Businesses do understand the value of threat intelligence platforms and services (this market IDC expects to have a CAGR of roughly 20%, 2025–2029). Businesses understand that the adversary is lurking in the wild, and business are also concerned that corporate intellectual property as well as slights against brand reputation are present on social media and the Dark Web. The problem though has been trying to make the information gathered by the best threat intelligence firms into actionable data for a business's cybersecurity posture (prevention)and making information germane to its line-of-business.

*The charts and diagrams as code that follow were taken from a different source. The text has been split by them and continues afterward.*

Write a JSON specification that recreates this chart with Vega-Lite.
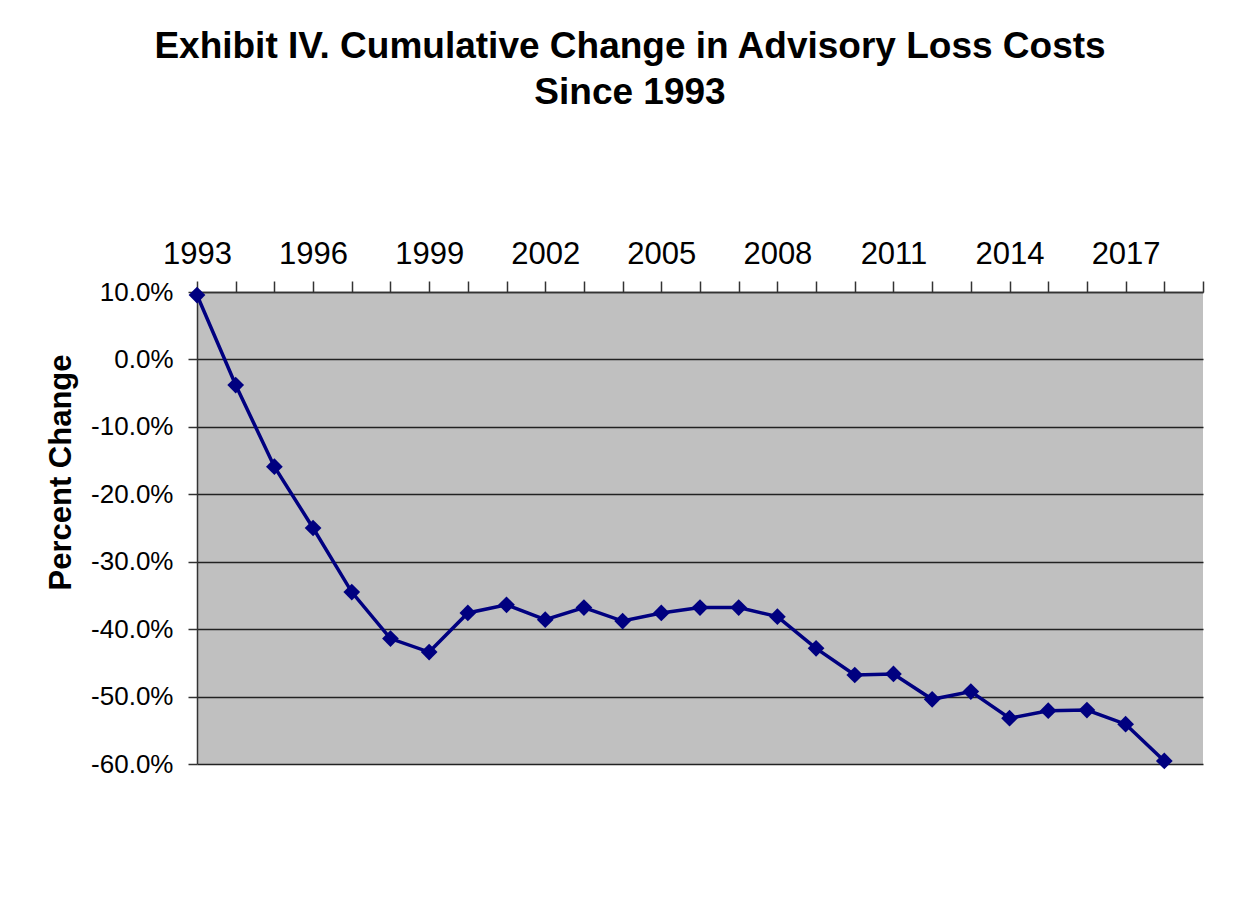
{
  "$schema": "https://vega.github.io/schema/vega-lite/v6.json",
  "autosize": {"type": "none"},
  "padding": {"left": 197, "top": 292, "right": 54, "bottom": 155},
  "width": 1006,
  "height": 472,
  "background": "white",
  "title": {
    "text": ["Exhibit IV. Cumulative Change in Advisory Loss Costs", "Since 1993"],
    "font": "Liberation Sans",
    "fontSize": 37,
    "fontWeight": "bold",
    "color": "black",
    "anchor": "middle",
    "dx": -70,
    "lineHeight": 46,
    "offset": 126
  },
  "config": {
    "view": {"stroke": null, "fill": "#C0C0C0"},
    "font": "Liberation Sans"
  },
  "data": {
    "values": [
      {"year": 1993, "pct": 9.55},
      {"year": 1994, "pct": -3.8},
      {"year": 1995, "pct": -15.9},
      {"year": 1996, "pct": -25.0},
      {"year": 1997, "pct": -34.5},
      {"year": 1998, "pct": -41.4},
      {"year": 1999, "pct": -43.4},
      {"year": 2000, "pct": -37.6},
      {"year": 2001, "pct": -36.4},
      {"year": 2002, "pct": -38.6},
      {"year": 2003, "pct": -36.8},
      {"year": 2004, "pct": -38.8},
      {"year": 2005, "pct": -37.6},
      {"year": 2006, "pct": -36.8},
      {"year": 2007, "pct": -36.8},
      {"year": 2008, "pct": -38.15},
      {"year": 2009, "pct": -42.85},
      {"year": 2010, "pct": -46.8},
      {"year": 2011, "pct": -46.65},
      {"year": 2012, "pct": -50.4},
      {"year": 2013, "pct": -49.25},
      {"year": 2014, "pct": -53.2},
      {"year": 2015, "pct": -52.1},
      {"year": 2016, "pct": -52.0},
      {"year": 2017, "pct": -54.1},
      {"year": 2018, "pct": -59.55}
    ]
  },
  "encoding": {
    "x": {
      "field": "year",
      "type": "quantitative",
      "scale": {"domain": [1993, 2019], "nice": false, "zero": false},
      "axis": {
        "orient": "top",
        "title": null,
        "values": [1993,1994,1995,1996,1997,1998,1999,2000,2001,2002,2003,2004,2005,2006,2007,2008,2009,2010,2011,2012,2013,2014,2015,2016,2017,2018,2019],
        "format": "d",
        "labelExpr": "datum.value % 3 == 1 ? datum.label : ''",
        "labelOverlap": false,
        "labelFlush": false,
        "labelFont": "Liberation Sans",
        "labelFontSize": 31,
        "labelColor": "black",
        "labelPadding": 11,
        "tickSize": 11,
        "tickColor": "#333333",
        "tickWidth": 1.5,
        "domainColor": "#333333",
        "domainWidth": 1.5,
        "grid": false
      }
    },
    "y": {
      "field": "pct",
      "type": "quantitative",
      "scale": {"domain": [-60, 10], "nice": false, "zero": false},
      "axis": {
        "title": "Percent Change",
        "titleFont": "Liberation Sans",
        "titleFontSize": 31,
        "titleFontWeight": "bold",
        "titleColor": "black",
        "titleX": -120,
        "titleY": 180,
        "values": [-60, -50, -40, -30, -20, -10, 0, 10],
        "labelExpr": "replace(format(datum.value, '.1f'), '\u2212', '-') + '%'",
        "labelFont": "Liberation Sans",
        "labelFontSize": 26,
        "labelColor": "black",
        "labelPadding": 15,
        "tickSize": 9,
        "tickColor": "#333333",
        "tickWidth": 1.5,
        "domainColor": "#333333",
        "domainWidth": 1.5,
        "grid": true,
        "gridColor": "#222222",
        "gridWidth": 1.5
      }
    }
  },
  "layer": [
    {
      "mark": {"type": "line", "color": "#000080", "strokeWidth": 3.5}
    },
    {
      "mark": {"type": "point", "shape": "diamond", "filled": true, "opacity": 1, "color": "#000080", "size": 280}
    }
  ]
}
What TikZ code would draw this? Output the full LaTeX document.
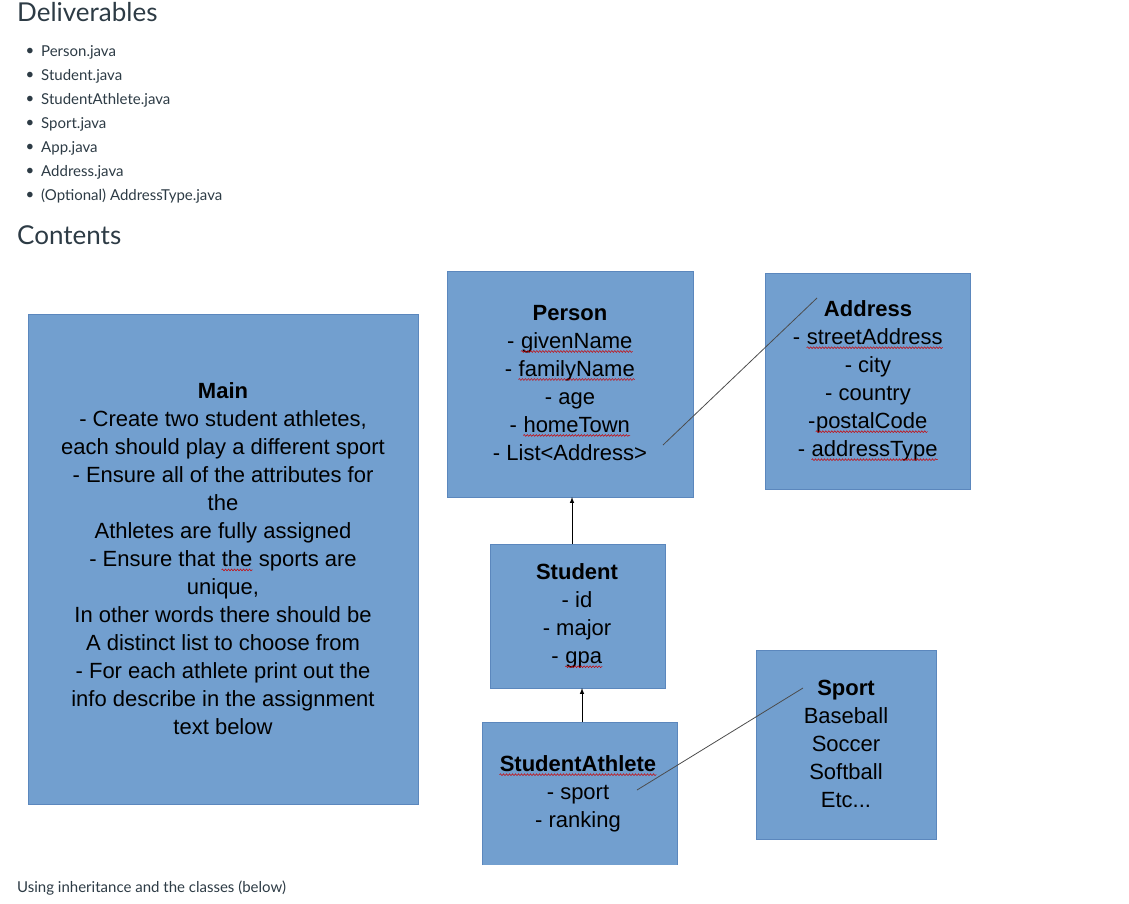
\documentclass[tikz,border=0pt]{standalone}
\usepackage{fontspec}
\setmainfont{Liberation Sans}
\newfontfamily\lato{Lato}
\usetikzlibrary{decorations.pathmorphing}
\definecolor{boxblue}{HTML}{729FCF}
\definecolor{boxedge}{HTML}{5B87BD}
\definecolor{inktext}{HTML}{2D3B45}
\tikzset{
  cls/.style={draw=boxedge, fill=boxblue, line width=1pt, inner sep=0pt},
  txt/.style={align=center, font=\fontsize{22}{28}\selectfont, inner sep=0pt},
  page/.style={anchor=west, inner sep=0pt, text=inktext},
  item/.style={page, font=\lato\fontsize{15}{18}\selectfont}
}
\newcommand{\sq}[1]{\tikz[baseline=(w.base)]{\node[inner sep=0pt](w){#1};%
  \draw[red!80!black, line width=.5pt, decorate, decoration={snake, amplitude=.9pt, segment length=3pt}]
  ([yshift=-3pt]w.base west) -- ([yshift=-3pt]w.base east);}}
\begin{document}
\begin{tikzpicture}[x=1pt, y=-1pt]
\useasboundingbox (0,0) rectangle (1129,903);
% page text
\node[page, font=\lato\fontsize{26}{30}\selectfont] (deliv) at (17,12) {Deliverables};
\foreach \f [count=\i] in {Person.java, Student.java, StudentAthlete.java, Sport.java, App.java, Address.java, (Optional) AddressType.java}{
  \node[item] (f\i) at (41,28+24*\i) {\f};
  \node[item, anchor=center] (b\i) at (30,28+24*\i) {\textbullet};
}
\node[page, font=\lato\fontsize{26}{30}\selectfont] (cont) at (17,235) {Contents};
\node[item] (using) at (17,888) {Using inheritance and the classes (below)};
% class boxes
\fill[cls] (28,314) rectangle (418,804);
\fill[cls] (447,271) rectangle (693,497);
\fill[cls] (765,273) rectangle (970,489);
\fill[cls] (490,544) rectangle (665,688);
\fill[cls] (756,650) rectangle (936,839);
\fill[boxblue] (482,722) rectangle (677,865);
\draw[boxedge, line width=1pt] (482,865) |- (677,722) -- (677,865);
% texts
\node[txt] (main) at (223,559) {\textbf{Main}\\- Create two student athletes,\\each should play a different sport\\- Ensure all of the attributes for\\the\\Athletes are fully assigned\\- Ensure that \sq{the} sports are\\unique,\\In other words there should be\\A distinct list to choose from\\- For each athlete print out the\\info describe in the assignment\\text below};
\node[txt] (person) at (570,383) {\textbf{Person}\\- \sq{givenName}\\- \sq{familyName}\\- age\\- \sq{homeTown}\\- List<Address>};
\node[txt] (address) at (868,381) {\textbf{Address}\\- \sq{streetAddress}\\- city\\- country\\-\sq{postalCode}\\- \sq{addressType}};
\node[txt] (student) at (577,616) {\textbf{Student}\\- id\\- major\\- \sq{gpa}};
\node[txt] (athlete) at (578,794) {\sq{\textbf{StudentAthlete}}\\- sport\\- ranking};
\node[txt] (sport) at (846,744) {\textbf{Sport}\\Baseball\\Soccer\\Softball\\Etc...};
% connectors
\coordinate (pbot) at (572,497);
\coordinate (stop) at (572,544);
\coordinate (sbot) at (582,688);
\coordinate (atop) at (582,722);
\draw[-latex, line width=1pt] (stop) -- (pbot);
\draw[-latex, line width=1pt] (atop) -- (sbot);
\coordinate (listend) at (663,445);
\coordinate (addrend) at (817,298);
\coordinate (sportatt) at (637,790);
\coordinate (sportend) at (803,688);
\draw[black!70, line width=.8pt] (listend) -- (addrend);
\draw[black!70, line width=.8pt] (sportatt) -- (sportend);
\end{tikzpicture}
\end{document}
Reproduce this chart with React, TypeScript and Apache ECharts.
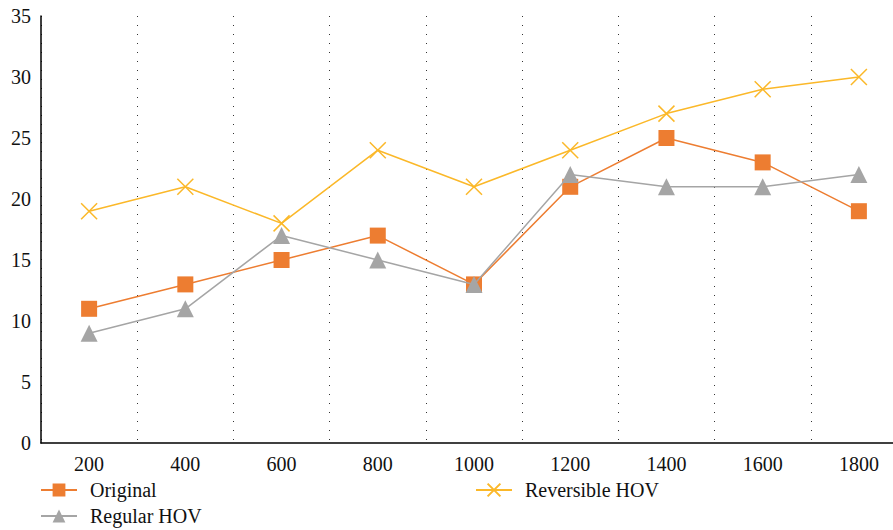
import React, { useEffect, useRef } from "react";
import * as echarts from "echarts";

const categories = ["200", "400", "600", "800", "1000", "1200", "1400", "1600", "1800"];
const original = [11, 13, 15, 17, 13, 21, 25, 23, 19];
const regularHOV = [9, 11, 17, 15, 13, 22, 21, 21, 22];
const reversibleHOV = [19, 21, 18, 24, 21, 24, 27, 29, 30];

const FONT = "Liberation Serif";
const CROSS = "path://M0,0L10,10M10,0L0,10";

const legendText = { fontFamily: FONT, fontSize: 20, color: "#111", padding: [0, 0, 0, 8] };
const legendBase = { itemWidth: 36, itemHeight: 16, orient: "horizontal", padding: 0 };

export default function App() {
  const ref = useRef<HTMLDivElement>(null);
  useEffect(() => {
    const chart = echarts.init(ref.current!, null, { renderer: "svg" });
    chart.setOption({
      animation: false,
      textStyle: { fontFamily: FONT },
      grid: { left: 41, right: 0, top: 16, bottom: 87, containLabel: false },
      legend: [
        { ...legendBase, data: ["Original"], left: 40, top: 480, textStyle: legendText },
        { ...legendBase, data: ["Regular HOV"], left: 40, top: 506, textStyle: legendText },
        { ...legendBase, data: ["Reversible HOV"], left: 475, top: 480, textStyle: legendText },
      ],
      xAxis: {
        type: "category",
        data: categories,
        boundaryGap: true,
        axisLine: { lineStyle: { color: "#000", width: 1.5 } },
        axisTick: { show: false },
        axisLabel: { fontFamily: FONT, fontSize: 20, color: "#111", margin: 11 },
        splitLine: { show: true, lineStyle: { type: [1, 8], color: "#333", width: 1 } },
      },
      yAxis: {
        type: "value",
        min: 0,
        max: 35,
        interval: 5,
        axisLine: { show: true, lineStyle: { color: "#000", width: 1.5 } },
        axisTick: { show: false },
        axisLabel: { fontFamily: FONT, fontSize: 20, color: "#111", margin: 10 },
        splitLine: { show: false },
      },
      series: [
        {
          name: "Original",
          type: "line",
          data: original,
          symbol: "rect",
          symbolSize: 16,
          lineStyle: { color: "#ED7D31", width: 1.5 },
          itemStyle: { color: "#ED7D31" },
          z: 2,
        },
        {
          name: "Regular HOV",
          type: "line",
          data: regularHOV,
          symbol: "triangle",
          symbolSize: 17,
          lineStyle: { color: "#A5A5A5", width: 1.5 },
          itemStyle: { color: "#A5A5A5" },
          z: 3,
        },
        {
          name: "Reversible HOV",
          type: "line",
          data: reversibleHOV,
          symbol: CROSS,
          symbolSize: 16,
          lineStyle: { color: "#FBB829", width: 1.5 },
          itemStyle: { color: "#FBB829", borderColor: "#FBB829", borderWidth: 1.5 },
          z: 4,
        },
      ],
    });
    return () => chart.dispose();
  }, []);
  return (
    <div style={{ width: 893, height: 530, position: "absolute", left: 0, top: 0, overflow: "hidden" }}>
      <div ref={ref} style={{ width: 907, height: 530 }} />
    </div>
  );
}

Chris Kissel, IDC Security & Trust vice-president hosts this presentation about the state of threat intelligence. Threat intelligence spans a great many uses. As mentioned, it includes digital risk and intellectual property protection. Most threat intelligence consumers understand TI for the tracking of malware signatures as well as the monitoring of threat actors and the tactics that they use. Threat intelligence has expanded to help organizations with "shadow IT," that is what attack surface management paths are vulnerable, which configurations have drifted, and simply what potential events a security operations team should investigate first.
Ultimately, threat intelligence is only good in that you can use it for strategic, operational, and technical purposes. In this presentation, IDC will discuss:
- - What are the current trends in threat intelligence
- - Which types of threat intelligence are preferred by businesses/consumers
- - How successful TI vendors are monetizing threat intelligence
- - What threat intelligence vendors need to do to bridge the gap between what they gather and how security operations use the information provided.
Chris Kissel BIO
Chris Kissel is a Research Vice President in IDC's Security & Trust Products group, responsible for cybersecurity technology analysis, emerging trends, and market share and forecast reporting.
Mr. Kissel’s primary research area is security operations and AI security analytics. The major technology groups within this practice are SOAR, firewall automation, network detection and response (NDR), threat detection and investigation response (TDIR), threat intelligence, and cloud-native XDR.
Mr. Kissel also contributes to the IDC SIEM and exposure management practices. The AI analytics service effectively covers the processes security operations analysts employ to monitor, detect, remediate, and mitigate threat actors attempting to attack a network and how AI algorithms can be used to enhance detection and response processes.